Before examining convergence in the life expectancy data, we need to consider whether the income data are converging, although the Preston model reveals that this is not a necessary condition for convergence. If there were a simple linkage between income and survival, then economic convergence might be driving mortality convergence directly. Economic convergence is a subject of great debate and the general opinion seems to be that there is no unconditional convergence (Jones 1998). Some groups of countries seem to be converging within their own “club”, but it has been argued that this is conditional on the structures of their economies.Footnote 18 My own very simple attempts to look at convergence in the full Maddison GDP dataset, using a multilevel model without covariates, also indicate that there is no evidence of global convergence. In fact, divergence is suggested.

Figure 16.9 plots the national intercepts, β0, j against the parameters on Time, β1, j, after they have been converted to z-scores. There is a negative correlation of −0.38, which indicates a slight but statistically significant tendency for countries with high intercepts to decline against time, and vice versa, leading to convergence.Footnote 19 There is some evidence of clustering by geographic areas and economic types. On this time scale, advanced economies with high life expectancies seem to be progressing faster. These correspond to the economies that Sachs and Warner identified as “open” to international trade in 1960 (Sachs and Warner 1995). By 1992, the few remaining “closed” economies are confined to a peripheral arc running from China to Egypt. The former communist countries are making slower progress.

Fig. 16.9
figure 9

National level parameters for female life expenctancy

Table 16.2 56 countries

Figure 16.10, with a correlation of −0.63 shows that income is the major factor driving beta convergence. As incomes rise, laggard countries are adding years faster than the leaders. Countries of north-west Europe, and their wealthier former colonies, seem to be doing badly, with Britain, the Netherlands, and New Zealand in the worst position. Figure 16.11 shows that the correlation between the time and income parameters, β1, j and β2, j is also negative and significant at −0.39, indicating that the effects are offsetting to some degree. Two countries are worth highlighting across all three graphs. Japan is the only wealthy country that is close to the origin on all three scales. Ireland seems to be associated with the countries of the former communist bloc!

Fig. 16.10
figure 10

National level parameters for female life-expectancy

Fig. 16.11
figure 11

National level parameters for female life-expectancy

The full possibilities of this model are not covered here, but some work has been done. For exploratory purposes one can treat the parameter estimates as data. The intercept for females is strongly related to educational attainment as measured in 1985, so the broad ranking may be a long-run feature. There is some evidence that countries with mid-range average education of between 5 and 9 years have the positive time-parameters that indicate “catch-up”. The GDP parameter is strongly and negatively associated with education. It seems that the educated countries are in a phase when additional years of life expectancy are “expensive”.

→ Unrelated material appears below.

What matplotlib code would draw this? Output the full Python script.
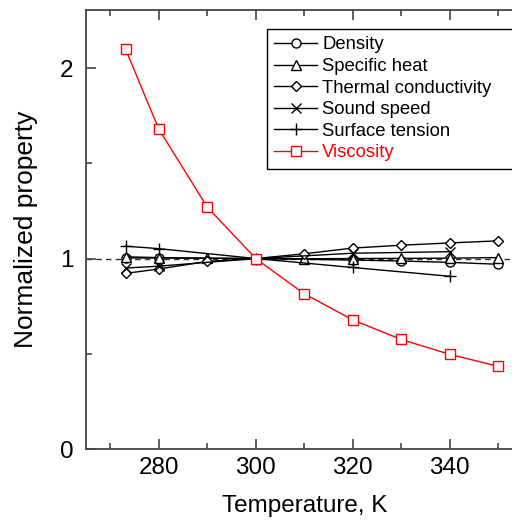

The effect of income inequality on life expectancy has been a subject of debate (Wilkinson 1998). It could be that, with the international parameter controlling for the broad effect of GDP, the national parameter might be associated with the income distribution of the country. Countries where there is high inequality may have below par conversion of income into health. Using contemporary data from the World Bank on the share of income held by the lowest 20%, there seems to be no relationship with the GDP parameters. However, the more egalitarian countries do seem to have higher intercepts, but they also have lower rates of change over time. No relationships are significant when the data are restricted to the 17 countries described by Maddison as “advanced capitalist”, although the hypothesis is only expected to apply to richer countries.

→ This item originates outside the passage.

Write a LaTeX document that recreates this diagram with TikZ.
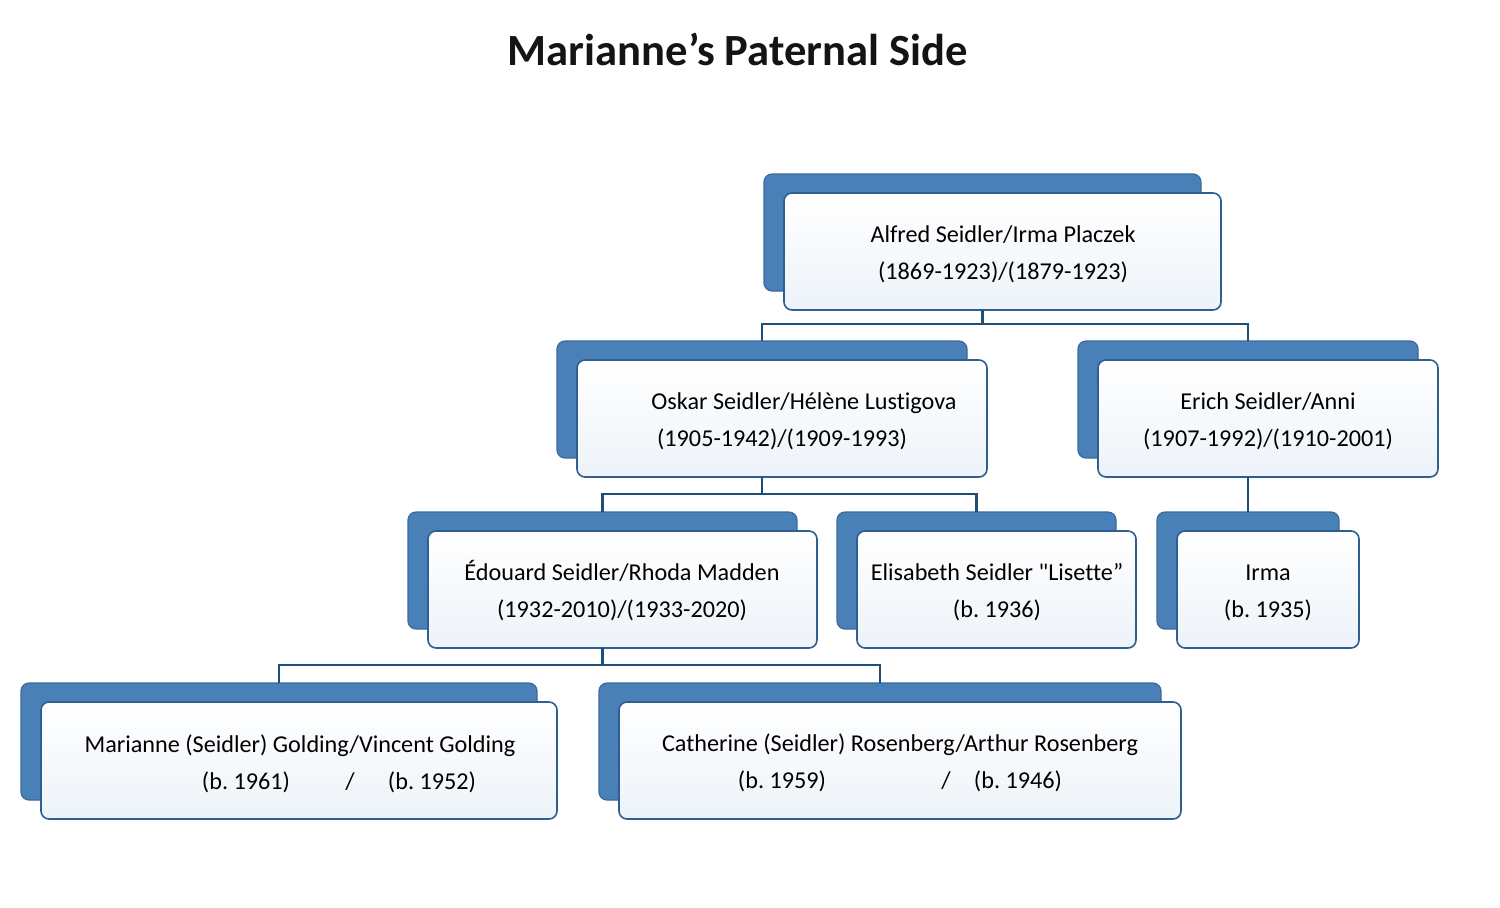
\documentclass[tikz,border=0pt]{standalone}
\usepackage{fontspec}
\setmainfont{Carlito}[Ligatures={TeXOff,NoCommon}]
\frenchspacing
\definecolor{backblue}{HTML}{4A80B8}
\definecolor{backedge}{HTML}{3A6A9C}
\definecolor{frontedge}{HTML}{2F5F90}
\definecolor{linkblue}{HTML}{1F4E79}
\definecolor{frontlight}{HTML}{EDF3F9}
\tikzset{
  backbox/.style={draw=backedge, fill=backblue, line width=0.6pt, rounded corners=4pt, inner sep=0pt, outer sep=0pt},
  frontbox/.style={draw=frontedge, top color=white, bottom color=frontlight, line width=0.8pt, rounded corners=4pt, inner sep=0pt, outer sep=0pt},
  link/.style={draw=linkblue, line width=1.1pt},
  txt/.style={anchor=base, inner sep=0pt, font=\fontsize{12.1}{14}\selectfont, text=black},
}
\newcommand{\famnode}[5]{%
  \node[backbox, minimum width={(#4-#2)*0.5pt}, minimum height={(#5-#3)*0.5pt}] (#1B) at ({(#2+#4)/2},{(#3+#5)/2}) {};
  \node[frontbox, minimum width={(#4-#2)*0.5pt}, minimum height={(#5-#3)*0.5pt}] (#1F) at ({(#2+#4)/2+20},{(#3+#5)/2+19}) {};
}
\begin{document}
\begin{tikzpicture}[x=0.5pt,y=-0.5pt]
\useasboundingbox[fill=white] (0,0) rectangle (1500,907);
\node[anchor=base, inner sep=0pt, font=\fontsize{22.3}{26}\selectfont\bfseries, text=black!92] (title) at (738,65) {Marianne’s Paternal Side};

\famnode{alf}{764}{174}{1201}{291}
\famnode{osk}{557}{341}{967}{458}
\famnode{eri}{1078}{341}{1418}{458}
\famnode{edo}{408}{512}{797}{629}
\famnode{eli}{837}{512}{1116}{629}
\famnode{irm}{1157}{512}{1339}{629}
\famnode{mar}{21}{683}{537}{800}
\famnode{cat}{599}{683}{1161}{800}

% connectors
\coordinate (j1) at (0,324);
\coordinate (j2) at (0,494);
\coordinate (j3) at (0,665);
\draw[link] (alfB.center |- alfF.south) -- (alfB.center |- j1) -| (oskB.north);
\draw[link] (alfB.center |- j1) -| (eriB.north);
\draw[link] (oskB.center |- oskF.south) -- (oskB.center |- j2) -| (edoB.north);
\draw[link] (oskB.center |- j2) -| (eliB.north);
\draw[link] (eriB.center |- eriF.south) -- (irmB.north);
\draw[link] (edoB.center |- edoF.south) -- (edoB.center |- j3) -| (marB.north);
\draw[link] (edoB.center |- j3) -| (catB.north);

% texts
\node[txt] (alf1) at (1003,242) {Alfred Seidler/Irma Placzek};
\node[txt] (alf2) at (1003,279) {(1869-1923)/(1879-1923)};
\node[txt] (osk1) at (804,409) {Oskar Seidler/Hélène Lustigova};
\node[txt] (osk2) at (782,446) {(1905-1942)/(1909-1993)};
\node[txt] (eri1) at (1268,409) {Erich Seidler/Anni};
\node[txt] (eri2) at (1268,446) {(1907-1992)/(1910-2001)};
\node[txt] (edo1) at (622,580) {Édouard Seidler/Rhoda Madden};
\node[txt] (edo2) at (622,617) {(1932-2010)/(1933-2020)};
\node[txt] (eli1) at (997,580) {Elisabeth Seidler "Lisette”};
\node[txt] (eli2) at (997,617) {(b. 1936)};
\node[txt] (irm1) at (1268,580) {Irma};
\node[txt] (irm2) at (1268,617) {(b. 1935)};
\node[txt] (mar1) at (300,752) {Marianne (Seidler) Golding/Vincent Golding};
\node[txt] (mar2) at (246,789) {(b. 1961)};
\node[txt] (mar3) at (350,789) {/};
\node[txt] (mar4) at (432,789) {(b. 1952)};
\node[txt] (cat1) at (900,751) {Catherine (Seidler) Rosenberg/Arthur Rosenberg};
\node[txt] (cat2) at (782,788) {(b. 1959)};
\node[txt] (cat3) at (946,788) {/};
\node[txt] (cat4) at (1018,788) {(b. 1946)};
\end{tikzpicture}
\end{document}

Because the model is parameterised at the “national” level it would be possible to use country-specific GDP forecasts to forecast life expectancy. Another experiment is to enter the US GDP time-series into each country’s equation. I expected that this would lead to impossible values, but they looked plausible. For example, the model suggests that in the post-Independence era, Indian women would have had US life expectancy if they had had US incomes. The only forecast that exceeded the “best practice” line in Fig. 16.1 was for Russian women. In general, there seemed to be little evidence that there were “structural” limits in the fitted equations that would prevent life expectancy approaching the best levels if incomes grow. One of the insights from this exercise was that some countries have trajectories that are independent of GDP. Chile and China, for example, have national parameters that are approximately equal to the international parameter on GDP, but with a negative sign, so that changing GDP has no effect at all.

10 Conclusion

Multilevel models offer considerable scope for disentangling effects in collections of unbalanced, repeated-measures data. These results are preliminary and designed to explore what can be done, rather than suggesting final interpretations. Preston’s finding that time seems to be becoming less important in LDCs is contradicted in the international component of this model, where it is the income effects that seem to have diminished in the post-war era, particularly for men. On the other hand, changes in income seem to be more important than health technology in explaining survival convergence. Breaking down the national level effects into their constituent components suggests that countries of Northwest European origin have translated a diminishing proportion of their gains in income into gains in health. Combined with the “catch-up” opportunities for the laggard countries, this has led to rapid convergence. Japan and the Southern European countries seem to be the exceptions to this diminishing return to log income.Footnote 20 They seem to have emerged from the “pack” by maintaining a small long run advantage over the international position. The story of why women’s patterns are different from men’s will have to wait for another day.